start

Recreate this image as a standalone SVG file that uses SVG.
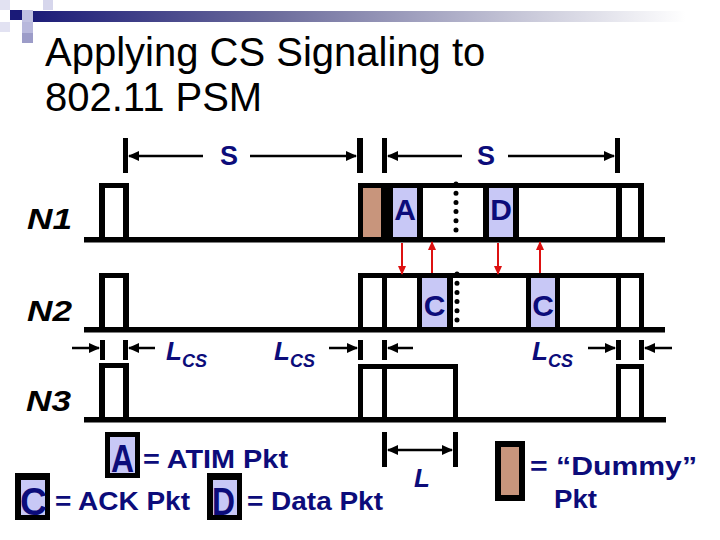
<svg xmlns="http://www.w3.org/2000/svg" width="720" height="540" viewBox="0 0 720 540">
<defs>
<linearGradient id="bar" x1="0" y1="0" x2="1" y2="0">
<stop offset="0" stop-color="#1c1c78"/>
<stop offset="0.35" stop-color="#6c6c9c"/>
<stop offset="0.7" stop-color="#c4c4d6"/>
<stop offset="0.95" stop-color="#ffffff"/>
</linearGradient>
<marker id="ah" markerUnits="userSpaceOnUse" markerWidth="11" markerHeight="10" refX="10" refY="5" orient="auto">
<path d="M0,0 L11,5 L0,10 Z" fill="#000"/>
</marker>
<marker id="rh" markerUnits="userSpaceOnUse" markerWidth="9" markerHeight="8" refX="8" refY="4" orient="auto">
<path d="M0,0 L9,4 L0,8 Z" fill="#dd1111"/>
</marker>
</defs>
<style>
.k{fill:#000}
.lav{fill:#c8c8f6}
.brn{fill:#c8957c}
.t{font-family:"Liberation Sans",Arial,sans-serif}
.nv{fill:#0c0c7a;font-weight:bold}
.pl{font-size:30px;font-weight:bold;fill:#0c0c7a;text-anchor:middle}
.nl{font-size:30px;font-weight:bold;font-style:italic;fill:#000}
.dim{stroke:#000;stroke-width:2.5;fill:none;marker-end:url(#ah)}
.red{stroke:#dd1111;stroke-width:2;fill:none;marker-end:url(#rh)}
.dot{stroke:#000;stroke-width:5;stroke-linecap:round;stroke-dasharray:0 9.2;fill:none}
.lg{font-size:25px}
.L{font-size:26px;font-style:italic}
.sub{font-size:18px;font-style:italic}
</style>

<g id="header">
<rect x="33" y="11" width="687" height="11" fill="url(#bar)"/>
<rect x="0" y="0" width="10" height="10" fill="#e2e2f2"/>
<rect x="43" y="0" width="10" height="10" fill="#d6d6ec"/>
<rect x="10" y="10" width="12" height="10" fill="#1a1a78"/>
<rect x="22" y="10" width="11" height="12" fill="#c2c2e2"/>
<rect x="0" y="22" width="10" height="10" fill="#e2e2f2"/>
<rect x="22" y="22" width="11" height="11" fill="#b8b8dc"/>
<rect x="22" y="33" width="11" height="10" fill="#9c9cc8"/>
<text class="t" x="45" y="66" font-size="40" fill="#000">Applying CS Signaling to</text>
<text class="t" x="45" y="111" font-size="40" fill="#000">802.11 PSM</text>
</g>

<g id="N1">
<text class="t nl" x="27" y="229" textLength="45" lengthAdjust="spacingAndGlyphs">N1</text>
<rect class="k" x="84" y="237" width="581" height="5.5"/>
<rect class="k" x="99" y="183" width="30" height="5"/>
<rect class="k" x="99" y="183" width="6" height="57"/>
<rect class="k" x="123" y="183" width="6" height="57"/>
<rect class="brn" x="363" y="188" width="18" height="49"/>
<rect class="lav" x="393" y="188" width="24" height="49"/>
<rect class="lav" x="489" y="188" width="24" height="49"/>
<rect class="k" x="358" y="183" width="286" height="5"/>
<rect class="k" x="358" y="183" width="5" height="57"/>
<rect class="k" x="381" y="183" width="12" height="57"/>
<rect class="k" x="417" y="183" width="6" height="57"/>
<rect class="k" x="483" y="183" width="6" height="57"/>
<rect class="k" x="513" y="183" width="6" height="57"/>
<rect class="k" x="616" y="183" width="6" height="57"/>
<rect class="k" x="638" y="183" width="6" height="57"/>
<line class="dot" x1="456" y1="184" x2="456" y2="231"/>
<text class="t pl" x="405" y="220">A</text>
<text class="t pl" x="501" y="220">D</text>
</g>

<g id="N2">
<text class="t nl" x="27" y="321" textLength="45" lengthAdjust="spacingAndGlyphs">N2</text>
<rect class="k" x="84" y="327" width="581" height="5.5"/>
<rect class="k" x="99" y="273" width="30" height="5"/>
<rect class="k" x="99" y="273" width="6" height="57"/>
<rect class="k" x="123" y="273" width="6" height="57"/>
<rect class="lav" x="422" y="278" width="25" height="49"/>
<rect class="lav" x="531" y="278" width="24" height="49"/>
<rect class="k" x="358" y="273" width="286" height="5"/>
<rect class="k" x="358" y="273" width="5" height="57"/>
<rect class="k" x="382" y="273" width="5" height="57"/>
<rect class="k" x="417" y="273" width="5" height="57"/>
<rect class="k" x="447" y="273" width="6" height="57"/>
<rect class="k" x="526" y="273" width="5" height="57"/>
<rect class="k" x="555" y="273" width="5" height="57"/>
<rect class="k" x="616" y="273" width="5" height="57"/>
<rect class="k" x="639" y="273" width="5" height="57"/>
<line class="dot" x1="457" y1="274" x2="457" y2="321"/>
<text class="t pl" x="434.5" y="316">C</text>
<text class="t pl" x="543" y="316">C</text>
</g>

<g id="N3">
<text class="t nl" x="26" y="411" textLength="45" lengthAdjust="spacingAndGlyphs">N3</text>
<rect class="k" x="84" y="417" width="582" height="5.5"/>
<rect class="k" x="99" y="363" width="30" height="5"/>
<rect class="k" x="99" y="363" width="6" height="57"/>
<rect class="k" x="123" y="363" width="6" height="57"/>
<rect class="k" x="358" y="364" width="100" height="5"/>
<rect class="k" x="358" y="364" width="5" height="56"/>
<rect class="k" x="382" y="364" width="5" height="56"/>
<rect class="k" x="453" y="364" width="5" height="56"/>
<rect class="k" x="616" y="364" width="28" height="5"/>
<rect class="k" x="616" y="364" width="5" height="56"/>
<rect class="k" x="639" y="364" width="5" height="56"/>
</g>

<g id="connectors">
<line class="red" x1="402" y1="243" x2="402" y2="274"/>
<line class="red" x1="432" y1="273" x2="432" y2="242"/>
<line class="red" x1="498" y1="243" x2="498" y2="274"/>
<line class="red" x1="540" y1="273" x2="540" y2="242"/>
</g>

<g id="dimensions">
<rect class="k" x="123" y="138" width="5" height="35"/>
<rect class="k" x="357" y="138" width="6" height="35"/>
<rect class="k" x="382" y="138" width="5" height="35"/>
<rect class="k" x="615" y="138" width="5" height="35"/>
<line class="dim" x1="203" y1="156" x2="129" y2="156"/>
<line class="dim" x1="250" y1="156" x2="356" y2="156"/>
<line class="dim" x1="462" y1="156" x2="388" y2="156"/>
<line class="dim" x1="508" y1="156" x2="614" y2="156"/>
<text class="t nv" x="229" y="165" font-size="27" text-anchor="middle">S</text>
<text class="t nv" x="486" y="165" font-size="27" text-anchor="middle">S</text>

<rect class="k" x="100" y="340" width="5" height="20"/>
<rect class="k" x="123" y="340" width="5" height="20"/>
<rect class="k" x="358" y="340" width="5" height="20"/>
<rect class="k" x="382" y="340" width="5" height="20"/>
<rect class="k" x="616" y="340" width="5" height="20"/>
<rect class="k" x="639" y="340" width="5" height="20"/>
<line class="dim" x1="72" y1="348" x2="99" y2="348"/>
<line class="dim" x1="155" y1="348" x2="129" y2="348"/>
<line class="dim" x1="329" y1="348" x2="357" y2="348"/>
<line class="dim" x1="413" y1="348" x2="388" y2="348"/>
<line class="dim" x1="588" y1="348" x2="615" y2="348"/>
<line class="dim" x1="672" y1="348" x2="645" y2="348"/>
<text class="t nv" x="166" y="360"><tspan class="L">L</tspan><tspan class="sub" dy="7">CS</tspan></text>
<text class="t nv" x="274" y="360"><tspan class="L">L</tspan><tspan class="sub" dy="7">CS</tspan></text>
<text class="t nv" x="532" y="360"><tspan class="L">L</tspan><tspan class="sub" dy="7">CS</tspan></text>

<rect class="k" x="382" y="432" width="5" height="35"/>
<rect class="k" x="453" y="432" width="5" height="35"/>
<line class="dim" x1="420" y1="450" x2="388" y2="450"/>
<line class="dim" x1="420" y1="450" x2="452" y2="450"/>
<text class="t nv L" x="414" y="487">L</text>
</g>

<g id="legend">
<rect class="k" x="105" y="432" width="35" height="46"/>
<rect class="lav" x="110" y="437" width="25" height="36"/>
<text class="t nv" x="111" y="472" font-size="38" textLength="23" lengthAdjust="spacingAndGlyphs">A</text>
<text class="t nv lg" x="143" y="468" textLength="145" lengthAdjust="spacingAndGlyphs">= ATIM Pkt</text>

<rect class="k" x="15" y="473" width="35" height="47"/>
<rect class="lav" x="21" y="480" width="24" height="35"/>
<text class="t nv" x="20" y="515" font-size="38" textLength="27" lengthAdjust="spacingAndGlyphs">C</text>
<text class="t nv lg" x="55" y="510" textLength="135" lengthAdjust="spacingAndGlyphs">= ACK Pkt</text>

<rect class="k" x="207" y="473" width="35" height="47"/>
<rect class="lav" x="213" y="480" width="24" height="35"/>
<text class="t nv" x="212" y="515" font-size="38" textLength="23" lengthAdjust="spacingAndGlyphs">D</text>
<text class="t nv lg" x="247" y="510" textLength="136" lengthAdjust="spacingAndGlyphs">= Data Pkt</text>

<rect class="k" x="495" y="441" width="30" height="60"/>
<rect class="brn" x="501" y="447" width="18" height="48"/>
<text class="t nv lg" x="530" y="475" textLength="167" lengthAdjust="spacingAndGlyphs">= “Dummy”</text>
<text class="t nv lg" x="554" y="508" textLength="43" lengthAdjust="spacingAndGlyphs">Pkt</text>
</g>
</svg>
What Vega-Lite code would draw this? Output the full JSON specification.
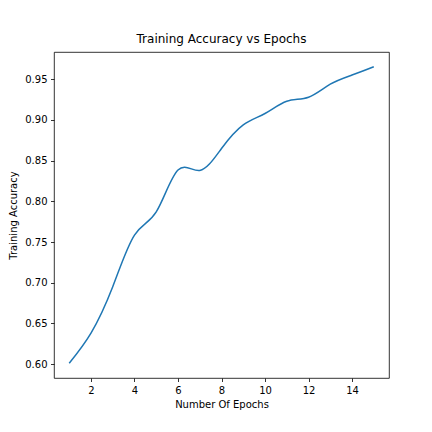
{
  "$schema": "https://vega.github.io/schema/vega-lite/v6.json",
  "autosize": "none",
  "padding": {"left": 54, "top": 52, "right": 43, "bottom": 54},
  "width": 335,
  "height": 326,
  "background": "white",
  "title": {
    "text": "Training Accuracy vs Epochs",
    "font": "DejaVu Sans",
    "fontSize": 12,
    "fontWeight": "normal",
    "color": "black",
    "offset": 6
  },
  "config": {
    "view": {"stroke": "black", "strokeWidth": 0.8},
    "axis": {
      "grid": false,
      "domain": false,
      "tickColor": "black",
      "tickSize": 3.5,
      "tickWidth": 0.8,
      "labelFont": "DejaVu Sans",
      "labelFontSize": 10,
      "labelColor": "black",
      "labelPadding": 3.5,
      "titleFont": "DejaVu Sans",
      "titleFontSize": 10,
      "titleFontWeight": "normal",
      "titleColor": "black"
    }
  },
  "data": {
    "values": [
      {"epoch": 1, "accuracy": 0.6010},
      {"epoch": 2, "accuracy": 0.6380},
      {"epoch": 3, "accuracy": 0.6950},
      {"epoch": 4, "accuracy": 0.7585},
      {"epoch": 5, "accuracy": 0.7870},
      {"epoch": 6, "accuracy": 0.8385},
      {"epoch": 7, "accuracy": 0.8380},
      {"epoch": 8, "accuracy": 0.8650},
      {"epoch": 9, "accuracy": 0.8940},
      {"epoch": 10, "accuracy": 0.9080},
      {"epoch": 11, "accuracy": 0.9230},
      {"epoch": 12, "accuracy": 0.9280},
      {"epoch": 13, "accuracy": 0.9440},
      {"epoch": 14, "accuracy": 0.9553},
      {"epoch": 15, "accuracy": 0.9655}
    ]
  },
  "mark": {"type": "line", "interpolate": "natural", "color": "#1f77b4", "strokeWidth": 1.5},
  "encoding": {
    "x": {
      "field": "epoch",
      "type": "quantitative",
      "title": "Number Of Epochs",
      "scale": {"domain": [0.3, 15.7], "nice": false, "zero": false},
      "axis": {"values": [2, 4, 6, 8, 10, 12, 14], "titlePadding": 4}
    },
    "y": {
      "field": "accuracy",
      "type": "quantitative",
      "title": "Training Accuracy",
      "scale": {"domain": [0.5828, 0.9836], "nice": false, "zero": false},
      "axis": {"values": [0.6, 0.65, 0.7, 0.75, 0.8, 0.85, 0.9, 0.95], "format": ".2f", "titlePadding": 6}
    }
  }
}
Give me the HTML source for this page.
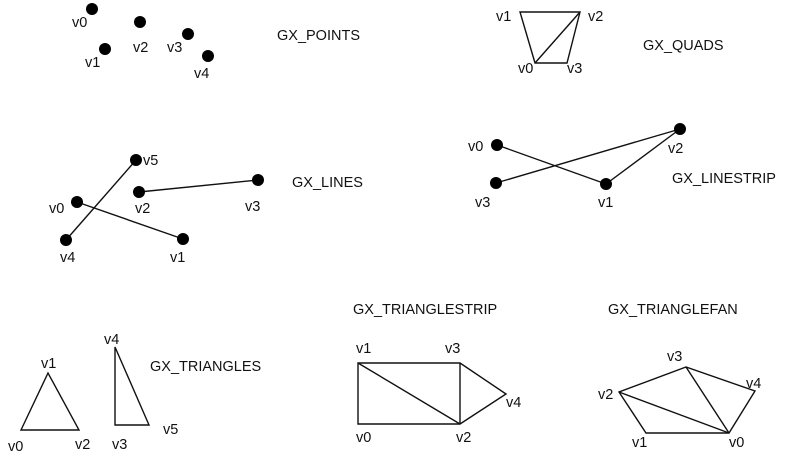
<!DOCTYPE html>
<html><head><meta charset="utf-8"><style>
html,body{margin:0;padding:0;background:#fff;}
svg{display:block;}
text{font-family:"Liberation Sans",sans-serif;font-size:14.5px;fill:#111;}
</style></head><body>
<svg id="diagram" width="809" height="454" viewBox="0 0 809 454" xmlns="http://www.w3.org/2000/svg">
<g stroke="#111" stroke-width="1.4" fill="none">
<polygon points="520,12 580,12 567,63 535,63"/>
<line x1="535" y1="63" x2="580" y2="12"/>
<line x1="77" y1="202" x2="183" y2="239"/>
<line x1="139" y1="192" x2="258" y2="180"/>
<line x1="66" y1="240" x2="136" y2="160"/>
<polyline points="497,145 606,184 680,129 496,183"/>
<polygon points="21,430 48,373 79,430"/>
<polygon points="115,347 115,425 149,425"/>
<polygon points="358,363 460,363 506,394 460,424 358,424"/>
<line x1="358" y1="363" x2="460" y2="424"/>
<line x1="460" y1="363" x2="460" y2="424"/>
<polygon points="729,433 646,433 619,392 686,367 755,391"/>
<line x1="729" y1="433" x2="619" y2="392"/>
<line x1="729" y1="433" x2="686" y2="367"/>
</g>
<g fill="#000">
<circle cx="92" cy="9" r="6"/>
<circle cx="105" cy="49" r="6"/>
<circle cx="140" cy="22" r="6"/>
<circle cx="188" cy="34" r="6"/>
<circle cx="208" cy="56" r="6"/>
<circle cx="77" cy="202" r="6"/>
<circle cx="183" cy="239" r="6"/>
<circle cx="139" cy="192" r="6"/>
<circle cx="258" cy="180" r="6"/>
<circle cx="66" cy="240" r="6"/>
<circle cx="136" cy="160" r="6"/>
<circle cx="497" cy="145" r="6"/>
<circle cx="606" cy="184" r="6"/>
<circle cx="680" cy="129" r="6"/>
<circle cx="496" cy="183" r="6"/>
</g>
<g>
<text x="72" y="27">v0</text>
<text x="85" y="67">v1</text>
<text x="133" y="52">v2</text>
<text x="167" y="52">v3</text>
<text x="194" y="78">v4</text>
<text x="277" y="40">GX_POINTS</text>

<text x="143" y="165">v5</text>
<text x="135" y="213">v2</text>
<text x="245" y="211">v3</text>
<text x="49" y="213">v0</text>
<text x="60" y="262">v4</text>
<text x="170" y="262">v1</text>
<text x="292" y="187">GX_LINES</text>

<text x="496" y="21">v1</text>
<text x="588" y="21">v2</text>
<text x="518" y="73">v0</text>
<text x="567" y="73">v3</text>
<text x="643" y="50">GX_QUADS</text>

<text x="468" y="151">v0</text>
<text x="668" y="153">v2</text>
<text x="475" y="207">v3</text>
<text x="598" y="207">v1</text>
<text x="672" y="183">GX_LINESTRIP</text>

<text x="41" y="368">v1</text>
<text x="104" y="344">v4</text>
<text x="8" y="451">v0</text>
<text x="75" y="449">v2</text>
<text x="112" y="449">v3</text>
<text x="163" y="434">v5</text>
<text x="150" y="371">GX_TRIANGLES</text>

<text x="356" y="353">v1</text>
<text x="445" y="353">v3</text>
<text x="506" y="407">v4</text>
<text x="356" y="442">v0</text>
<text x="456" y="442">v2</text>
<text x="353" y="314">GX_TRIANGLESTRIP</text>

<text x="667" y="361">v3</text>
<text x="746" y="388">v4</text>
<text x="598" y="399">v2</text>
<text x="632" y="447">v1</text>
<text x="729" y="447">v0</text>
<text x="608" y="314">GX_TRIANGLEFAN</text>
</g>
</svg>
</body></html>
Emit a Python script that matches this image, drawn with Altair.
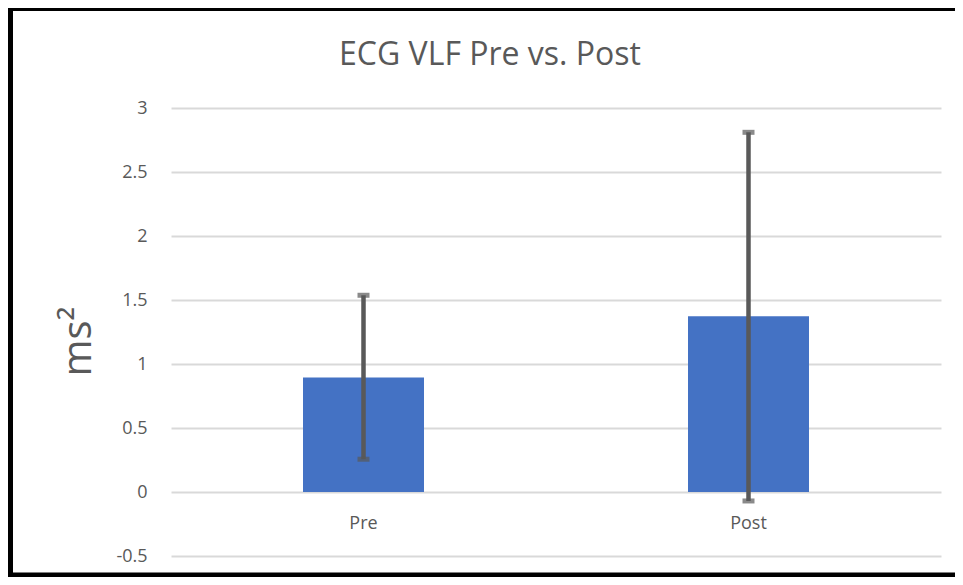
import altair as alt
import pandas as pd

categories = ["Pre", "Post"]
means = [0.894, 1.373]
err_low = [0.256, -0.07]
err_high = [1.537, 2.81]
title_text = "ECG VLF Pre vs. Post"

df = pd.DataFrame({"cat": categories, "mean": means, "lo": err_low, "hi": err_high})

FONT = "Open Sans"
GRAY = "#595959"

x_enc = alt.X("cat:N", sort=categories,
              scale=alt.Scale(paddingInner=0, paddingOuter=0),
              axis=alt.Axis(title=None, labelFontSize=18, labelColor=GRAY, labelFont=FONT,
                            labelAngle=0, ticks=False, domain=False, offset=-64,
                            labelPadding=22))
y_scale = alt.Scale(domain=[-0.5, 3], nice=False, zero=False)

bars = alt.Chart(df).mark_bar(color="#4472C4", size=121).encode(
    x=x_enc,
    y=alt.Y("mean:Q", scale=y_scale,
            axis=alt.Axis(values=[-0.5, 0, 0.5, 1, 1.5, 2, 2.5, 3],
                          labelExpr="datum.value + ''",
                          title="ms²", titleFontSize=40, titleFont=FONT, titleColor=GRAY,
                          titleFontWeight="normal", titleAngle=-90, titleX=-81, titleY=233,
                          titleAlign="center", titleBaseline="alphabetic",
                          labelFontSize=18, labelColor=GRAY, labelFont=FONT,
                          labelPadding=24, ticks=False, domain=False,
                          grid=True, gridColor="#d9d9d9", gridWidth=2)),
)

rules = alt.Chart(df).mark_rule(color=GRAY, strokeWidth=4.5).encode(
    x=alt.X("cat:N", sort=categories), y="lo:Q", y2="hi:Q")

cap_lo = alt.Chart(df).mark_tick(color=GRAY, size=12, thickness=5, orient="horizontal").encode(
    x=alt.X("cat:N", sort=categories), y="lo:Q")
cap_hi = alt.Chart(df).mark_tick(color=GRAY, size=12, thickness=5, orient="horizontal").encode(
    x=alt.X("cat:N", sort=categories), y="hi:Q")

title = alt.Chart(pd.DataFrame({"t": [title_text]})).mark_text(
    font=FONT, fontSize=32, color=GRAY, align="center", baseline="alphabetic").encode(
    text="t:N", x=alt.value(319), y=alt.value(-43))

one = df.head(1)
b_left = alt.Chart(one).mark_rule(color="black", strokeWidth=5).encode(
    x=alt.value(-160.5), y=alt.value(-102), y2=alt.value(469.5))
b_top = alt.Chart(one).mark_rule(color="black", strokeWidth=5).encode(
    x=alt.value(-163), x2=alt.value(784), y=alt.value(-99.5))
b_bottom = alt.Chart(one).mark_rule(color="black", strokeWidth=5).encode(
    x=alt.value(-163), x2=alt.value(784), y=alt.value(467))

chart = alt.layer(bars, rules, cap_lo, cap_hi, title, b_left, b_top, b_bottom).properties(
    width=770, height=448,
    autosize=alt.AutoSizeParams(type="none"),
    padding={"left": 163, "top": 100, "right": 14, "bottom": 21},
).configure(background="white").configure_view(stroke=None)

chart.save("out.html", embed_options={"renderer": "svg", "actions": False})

end

**TASK TO CARRY OUT:** Return each line among the entries that holds the word "image".

**SOLUTION:**
Recreate this image as a standalone SVG file that uses SVG.
Emit a Python script that matches this image, drawn with Altair.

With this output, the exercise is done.